"(...) il est dans la nature même du totalitarisme, et peut-être de la bureaucratie, de transformer les hommes en fonctionnaires, en “rouages” administratifs, et ainsi de les déshumaniser (...)"
"(...) Eichmann n’est pas une figure démoniaque, mais plutôt l’incarnation de l’“absence de pensée” chez l’être humain (...)"
Il peut s'agir aussi d'une pensée formatée par un conditionnement, par une déculturation programmée accompagnée par l'imposition d'une autre culture... Plus profondément encore, la déstructuration culturelle et sensible qui coupe les individus de la nature, des autres vivants et de leur nature pour les déboussoler et les amener plus ou moins à leur insu à servir des intérêts étranges, un système nuisible, voire un totalitarisme, est devenu assez commun. Plus commun encore aujourd'hui qu'à l'époque d'Hannah Arendt.
Quelques années avant Hannah Arendt, après avoir fait l'expérience du nazisme et l'avoir fui, Theodor Adorno et Max Horkheimer ont mené une autre recherche éclairante sur les origines du totalitarisme : La Dialectique de la Raison.
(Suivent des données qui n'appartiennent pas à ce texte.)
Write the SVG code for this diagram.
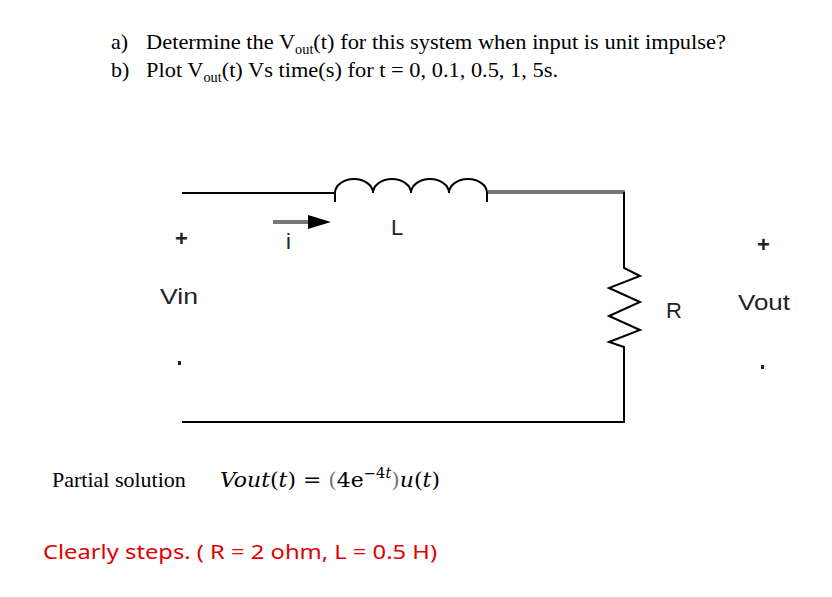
<svg xmlns="http://www.w3.org/2000/svg" width="832" height="597" viewBox="0 0 832 597">
<style>
.t{font-family:"Liberation Serif",serif;font-size:22px;fill:#000}
.s{font-family:"Liberation Sans",Arial,sans-serif;font-size:22px;fill:#222}
.w{fill:none;stroke:#000;stroke-width:2}
</style>
<rect width="832" height="597" fill="#fff"/>
<g id="question">
<text class="t" x="111" y="49">a)</text>
<text class="t" x="146" y="49" textLength="580" lengthAdjust="spacingAndGlyphs">Determine the V<tspan font-size="14" dy="5">out</tspan><tspan dy="-5">(t) for this system when input is unit impulse?</tspan></text>
<text class="t" x="111" y="77">b)</text>
<text class="t" x="146" y="77" textLength="412" lengthAdjust="spacingAndGlyphs">Plot V<tspan font-size="14" dy="5">out</tspan><tspan dy="-5">(t) Vs time(s) for t = 0, 0.1, 0.5, 1, 5s.</tspan></text>
</g>
<g id="connectors">
<path class="w" d="M182 193 H335"/>
<path d="M488 192 H625" stroke="#777" stroke-width="4" fill="none"/>
<path class="w" d="M624 192 V268 L640 276 L609 288 L640 302 L609 316 L640 330 L609 342 L624 347 V422 H182"/>
<path d="M273 222 H310" stroke="#777" stroke-width="4"/>
<path d="M308 215 L331 222 L308 229 Z" fill="#000"/>
</g>
<g id="inductor">
<path class="w" d="M335 202 V193 A19 14 0 0 1 373 193 A19 14 0 0 1 411 193 A19 14 0 0 1 449 193 A19 14 0 0 1 487 193 V202"/>
<text class="s" x="391" y="235" font-size="20">L</text>
</g>
<g id="current"><text class="s" x="286" y="249" font-size="19">i</text></g>
<g id="vin">
<text class="s" x="175" y="246" font-size="17" font-weight="bold">+</text>
<text class="s" x="160" y="304" textLength="38" lengthAdjust="spacingAndGlyphs">Vin</text>
<rect x="178" y="361" width="3" height="4" fill="#222"/>
</g>
<g id="resistor"><text class="s" x="666" y="318">R</text></g>
<g id="vout">
<text class="s" x="757" y="252" font-size="17" font-weight="bold">+</text>
<text class="s" x="738" y="310" textLength="52" lengthAdjust="spacingAndGlyphs">Vout</text>
<rect x="761" y="365" width="3" height="4" fill="#222"/>
</g>
<g id="solution">
<text class="t" x="52" y="487" font-size="21">Partial solution</text>
<text x="220" y="487" font-family="DejaVu Serif,serif" font-size="21" textLength="220" lengthAdjust="spacingAndGlyphs"><tspan font-style="italic">Vout</tspan>(<tspan font-style="italic">t</tspan>) = <tspan fill="#777">(</tspan>4e<tspan font-size="14" dy="-9">−4<tspan font-style="italic">t</tspan></tspan><tspan dy="9" fill="#777">)</tspan><tspan font-style="italic">u</tspan>(<tspan font-style="italic">t</tspan>)</text>
<text x="43" y="559" font-family="Noto Sans,Open Sans,sans-serif" font-size="20" fill="#e00000" textLength="394" lengthAdjust="spacingAndGlyphs">Clearly steps. ( R = 2 ohm, L = 0.5 H)</text>
</g>
</svg>
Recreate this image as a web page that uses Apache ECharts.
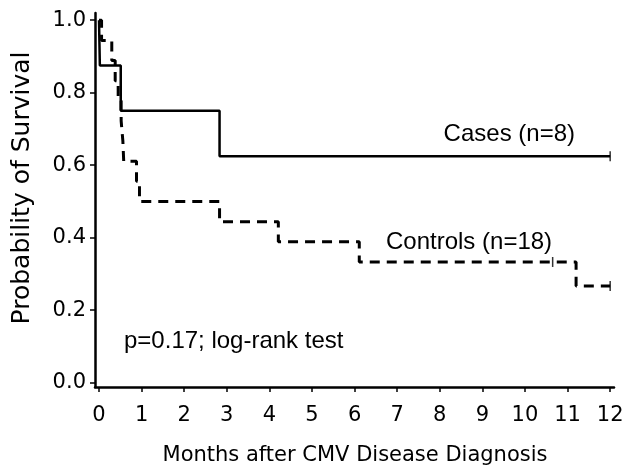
<!DOCTYPE html>
<html>
<head>
<meta charset="utf-8">
<script src="https://cdn.jsdelivr.net/npm/echarts@6/dist/echarts.min.js"></script>
<style>
html,body{margin:0;padding:0;background:#fff;}
#chart{width:623px;height:468px;}
</style>
</head>
<body>
<div id="chart"></div>
<script>
// Tick labels
const monthTicks = [0,1,2,3,4,5,6,7,8,9,10,11,12];
const survivalTicks = [0.0,0.2,0.4,0.6,0.8,1.0];

// Cases (n=8) Kaplan-Meier steps
const casesTime = [0, 0.02, 0.51, 2.83, 12];
const casesSurv = [1.0, 0.875, 0.75, 0.625, 0.625];
const casesCensorTime = [12];
const casesCensorSurv = [0.625];

// Controls (n=18) Kaplan-Meier steps
const controlsTime = [0, 0.06, 0.30, 0.38, 0.45, 0.52, 0.56, 0.58, 0.88, 0.95, 2.83, 4.21, 6.11, 11.2, 12];
const controlsSurv = [1.0, 0.944, 0.889, 0.833, 0.778, 0.722, 0.667, 0.611, 0.556, 0.5, 0.444, 0.389, 0.333, 0.267, 0.267];
const controlsCensorTime = [10.65, 12];
const controlsCensorSurv = [0.333, 0.267];

const zip = (a, b) => a.map((v, i) => [v, b[i]]);

const chart = echarts.init(document.getElementById('chart'), null, {renderer: 'canvas'});
const axisFont = 'DejaVu Sans';

chart.setOption({
  animation: false,
  backgroundColor: '#fff',
  grid: {left: 95, right: 9, top: 13, bottom: 81, containLabel: false, outerBoundsMode: 'none'},
  xAxis: {
    type: 'value', min: -0.094, max: 12.09,
    axisLine: {show: true, onZero: false, lineStyle: {color: '#000', width: 2.5}},
    axisTick: {show: true, length: 5, lineStyle: {color: '#000', width: 1.5}, customValues: monthTicks},
    axisLabel: {show: true, customValues: monthTicks, margin: 18, color: '#000', fontSize: 21, fontFamily: axisFont},
    splitLine: {show: false}
  },
  yAxis: {
    type: 'value', min: -0.012, max: 1.02,
    axisLine: {show: true, onZero: false, lineStyle: {color: '#000', width: 2.5}},
    axisTick: {show: true, length: 5, lineStyle: {color: '#000', width: 1.5}, customValues: survivalTicks},
    axisLabel: {show: true, customValues: survivalTicks, margin: 9, color: '#000', fontSize: 21, fontFamily: axisFont,
      formatter: v => v.toFixed(1)},
    splitLine: {show: false}
  },
  series: [
    {name: 'Cases (n=8)', type: 'line', step: 'end', showSymbol: false, data: zip(casesTime, casesSurv),
     lineStyle: {color: '#000', width: 2.5, type: 'solid'}, z: 3},
    {name: 'Controls (n=18)', type: 'line', step: 'end', showSymbol: false, data: zip(controlsTime, controlsSurv),
     lineStyle: {color: '#000', width: 3, type: [10, 7]}, z: 2},
    {type: 'scatter', symbol: 'rect', symbolSize: [1.5, 10], itemStyle: {color: '#000'},
     data: zip(casesCensorTime, casesCensorSurv).concat(zip(controlsCensorTime, controlsCensorSurv)), z: 4}
  ],
  graphic: [
    {type: 'text', x: 355, y: 456, style: {text: 'Months after CMV Disease Diagnosis', font: '21px "DejaVu Sans"', fill: '#000', align: 'center', verticalAlign: 'middle'}},
    {type: 'text', x: 22, y: 188, rotation: Math.PI / 2, style: {text: 'Probability of Survival', font: '25px "DejaVu Sans"', fill: '#000', align: 'center', verticalAlign: 'middle'}},
    {type: 'text', x: 575, y: 134, style: {text: 'Cases (n=8)', font: '24px "Liberation Sans"', fill: '#000', align: 'right', verticalAlign: 'middle'}},
    {type: 'text', x: 386, y: 242, style: {text: 'Controls (n=18)', font: '24px "Liberation Sans"', fill: '#000', align: 'left', verticalAlign: 'middle'}},
    {type: 'text', x: 124, y: 341, style: {text: 'p=0.17; log-rank test', font: '24px "Liberation Sans"', fill: '#000', align: 'left', verticalAlign: 'middle'}}
  ]
});
</script>
</body>
</html>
"Depuis le dix-huitième siècle, la pensée occidentale s'est trouvée confrontée à un choix contradictoire entre deux façons de raisonner, deux positions, deux écoles différentes. La première préconise de libérer l'esprit humain du carcan mental dans lequel il s'est lui-même emprisonné, dans l'espoir de parvenir aux valeurs intrinsèques de l'ordre, aux fins dernières, au but ultime de la vie. C'est le côté critique des Lumières : la raison consacrée à la libération, à la transcendance. Sur le rivage opposé de cette dialectique, on trouve la deuxième école, qui propose une domination de la nature. Cette dernière position, devenue la branche la plus active de l'héritage des Lumières, présuppose une désacralisation du monde, une réduction quantitative et mécaniste de l'univers en une masse informe d'objets hétéroclites. La raison devient un simple instrument au service des moyens et non des fins. Cette façon de voir conduit à l'aliénation spirituelle de l'homme, à sa coupure d'avec la nature, puis à l'industrialisation et à la mercantilisation du monde vivant. Toute l'histoire de la science ainsi que toutes les autres dimensions de la vie intellectuelle depuis le dix-huitième siècle sont empreintes de cette dialectique"
Le nazisme a poussé très loin la réduction quantitative et mécaniste, la réification du vivant. Il n'est malheureusement pas le seul et sa science de la propagande et de la manipulation de masse a fait beaucoup d'émules.
Quelques dizaines d'années après Adorno, Horkheimer et Harendt, la "culture anti-nature" est largement revendiquée, les serviteurs zélés du nouveau totalitarisme mondialisé défilent en foules, et l'effondrement des résistances et des alternatives est devenu une banalité.